Input rows:
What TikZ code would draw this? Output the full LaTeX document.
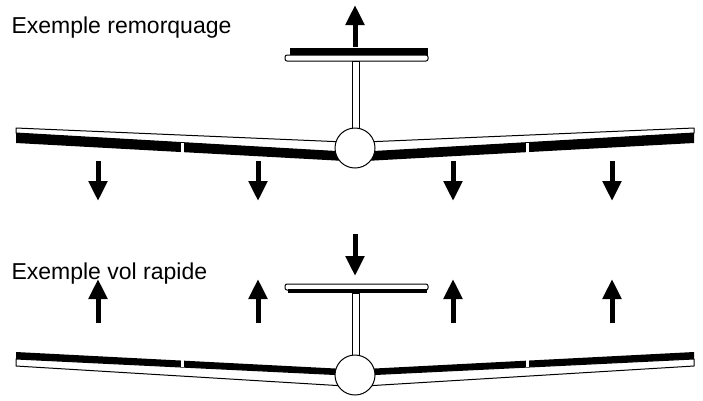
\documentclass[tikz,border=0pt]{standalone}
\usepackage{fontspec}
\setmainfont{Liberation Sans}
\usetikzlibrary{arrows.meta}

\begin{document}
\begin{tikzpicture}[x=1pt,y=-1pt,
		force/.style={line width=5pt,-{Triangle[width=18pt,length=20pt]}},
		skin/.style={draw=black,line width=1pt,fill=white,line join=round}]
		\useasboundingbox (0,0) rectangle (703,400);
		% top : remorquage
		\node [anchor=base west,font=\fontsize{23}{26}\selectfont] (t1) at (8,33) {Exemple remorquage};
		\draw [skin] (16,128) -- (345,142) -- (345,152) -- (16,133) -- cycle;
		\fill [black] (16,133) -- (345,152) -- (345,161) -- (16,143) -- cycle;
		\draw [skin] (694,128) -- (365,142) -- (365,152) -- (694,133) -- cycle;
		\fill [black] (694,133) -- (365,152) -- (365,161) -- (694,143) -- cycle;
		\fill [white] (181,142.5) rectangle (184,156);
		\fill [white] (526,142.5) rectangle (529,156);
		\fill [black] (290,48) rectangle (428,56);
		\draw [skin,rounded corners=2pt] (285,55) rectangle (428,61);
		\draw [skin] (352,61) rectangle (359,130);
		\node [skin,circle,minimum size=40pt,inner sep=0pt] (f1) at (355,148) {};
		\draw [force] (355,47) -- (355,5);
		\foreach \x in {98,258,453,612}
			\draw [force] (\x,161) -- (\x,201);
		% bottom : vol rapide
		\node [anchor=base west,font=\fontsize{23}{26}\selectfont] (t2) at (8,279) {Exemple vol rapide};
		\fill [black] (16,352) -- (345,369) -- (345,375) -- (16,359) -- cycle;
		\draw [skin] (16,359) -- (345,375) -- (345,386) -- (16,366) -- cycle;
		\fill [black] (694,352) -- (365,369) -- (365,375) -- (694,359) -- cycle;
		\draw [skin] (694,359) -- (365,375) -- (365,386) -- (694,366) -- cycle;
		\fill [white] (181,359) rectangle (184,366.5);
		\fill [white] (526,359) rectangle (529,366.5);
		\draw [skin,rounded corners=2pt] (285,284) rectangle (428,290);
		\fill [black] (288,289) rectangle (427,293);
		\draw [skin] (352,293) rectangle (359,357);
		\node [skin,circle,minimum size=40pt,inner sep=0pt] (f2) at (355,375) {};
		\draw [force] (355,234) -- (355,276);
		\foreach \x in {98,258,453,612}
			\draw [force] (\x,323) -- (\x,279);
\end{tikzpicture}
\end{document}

---

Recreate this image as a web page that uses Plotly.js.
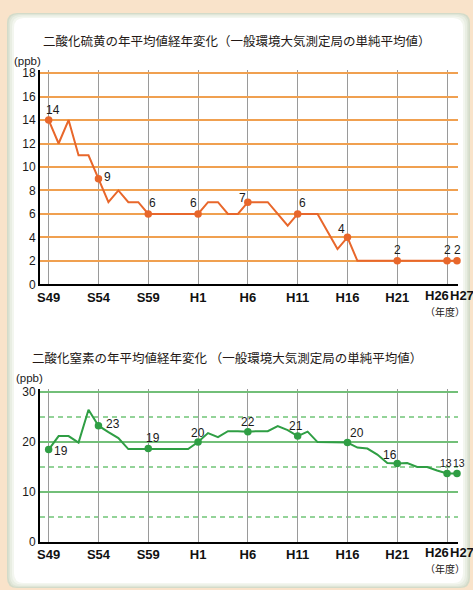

==

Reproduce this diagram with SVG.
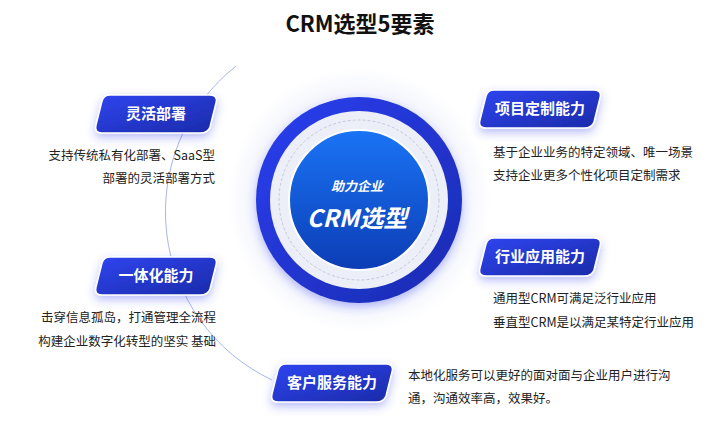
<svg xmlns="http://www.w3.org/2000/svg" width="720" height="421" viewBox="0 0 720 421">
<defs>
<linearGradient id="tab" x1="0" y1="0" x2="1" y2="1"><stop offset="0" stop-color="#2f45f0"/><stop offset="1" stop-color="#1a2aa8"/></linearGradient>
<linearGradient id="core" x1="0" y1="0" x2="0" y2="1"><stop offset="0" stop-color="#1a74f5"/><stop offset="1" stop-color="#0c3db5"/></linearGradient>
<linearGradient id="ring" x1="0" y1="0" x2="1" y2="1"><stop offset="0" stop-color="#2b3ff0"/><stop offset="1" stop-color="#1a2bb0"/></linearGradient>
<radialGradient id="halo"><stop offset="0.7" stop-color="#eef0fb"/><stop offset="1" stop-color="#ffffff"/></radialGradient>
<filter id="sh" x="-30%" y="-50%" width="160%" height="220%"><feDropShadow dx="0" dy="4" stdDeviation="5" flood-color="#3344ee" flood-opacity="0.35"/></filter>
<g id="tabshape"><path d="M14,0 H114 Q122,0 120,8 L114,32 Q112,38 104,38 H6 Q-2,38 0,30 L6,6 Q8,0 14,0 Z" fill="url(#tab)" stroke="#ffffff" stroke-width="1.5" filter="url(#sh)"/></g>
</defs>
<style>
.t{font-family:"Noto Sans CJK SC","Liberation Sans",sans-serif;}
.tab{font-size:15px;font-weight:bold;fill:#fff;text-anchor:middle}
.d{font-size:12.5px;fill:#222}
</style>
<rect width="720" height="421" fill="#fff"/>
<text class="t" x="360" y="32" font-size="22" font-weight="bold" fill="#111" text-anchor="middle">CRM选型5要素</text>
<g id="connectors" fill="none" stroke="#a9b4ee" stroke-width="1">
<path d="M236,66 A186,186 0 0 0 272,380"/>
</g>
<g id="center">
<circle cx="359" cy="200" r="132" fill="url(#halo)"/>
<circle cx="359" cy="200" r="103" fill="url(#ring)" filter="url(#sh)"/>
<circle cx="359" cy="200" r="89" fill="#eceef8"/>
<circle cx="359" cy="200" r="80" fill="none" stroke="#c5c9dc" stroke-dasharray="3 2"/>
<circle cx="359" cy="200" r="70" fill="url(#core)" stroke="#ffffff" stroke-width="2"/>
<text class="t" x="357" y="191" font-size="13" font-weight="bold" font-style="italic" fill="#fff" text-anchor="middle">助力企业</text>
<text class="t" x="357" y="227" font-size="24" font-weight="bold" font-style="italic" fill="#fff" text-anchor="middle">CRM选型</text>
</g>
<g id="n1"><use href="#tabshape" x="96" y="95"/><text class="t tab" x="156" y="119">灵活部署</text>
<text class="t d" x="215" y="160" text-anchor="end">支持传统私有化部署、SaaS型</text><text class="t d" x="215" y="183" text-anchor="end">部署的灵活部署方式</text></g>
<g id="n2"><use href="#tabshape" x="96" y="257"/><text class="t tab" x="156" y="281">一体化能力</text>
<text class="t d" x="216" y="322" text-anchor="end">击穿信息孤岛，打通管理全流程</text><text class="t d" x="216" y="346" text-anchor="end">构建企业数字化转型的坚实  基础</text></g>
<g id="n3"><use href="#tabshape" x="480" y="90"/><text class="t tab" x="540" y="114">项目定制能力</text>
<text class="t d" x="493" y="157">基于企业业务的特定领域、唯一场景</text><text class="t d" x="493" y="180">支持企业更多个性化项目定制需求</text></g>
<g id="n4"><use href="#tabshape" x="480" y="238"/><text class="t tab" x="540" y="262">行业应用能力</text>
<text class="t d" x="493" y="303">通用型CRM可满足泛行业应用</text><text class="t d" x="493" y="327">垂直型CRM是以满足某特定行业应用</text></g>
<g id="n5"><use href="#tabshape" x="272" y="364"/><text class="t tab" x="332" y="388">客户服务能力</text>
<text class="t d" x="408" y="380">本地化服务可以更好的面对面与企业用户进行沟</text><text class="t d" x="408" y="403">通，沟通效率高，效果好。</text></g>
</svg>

To do: Of the lines in the data above, how many contain the word "this"? Give only that figure.

Task output: 3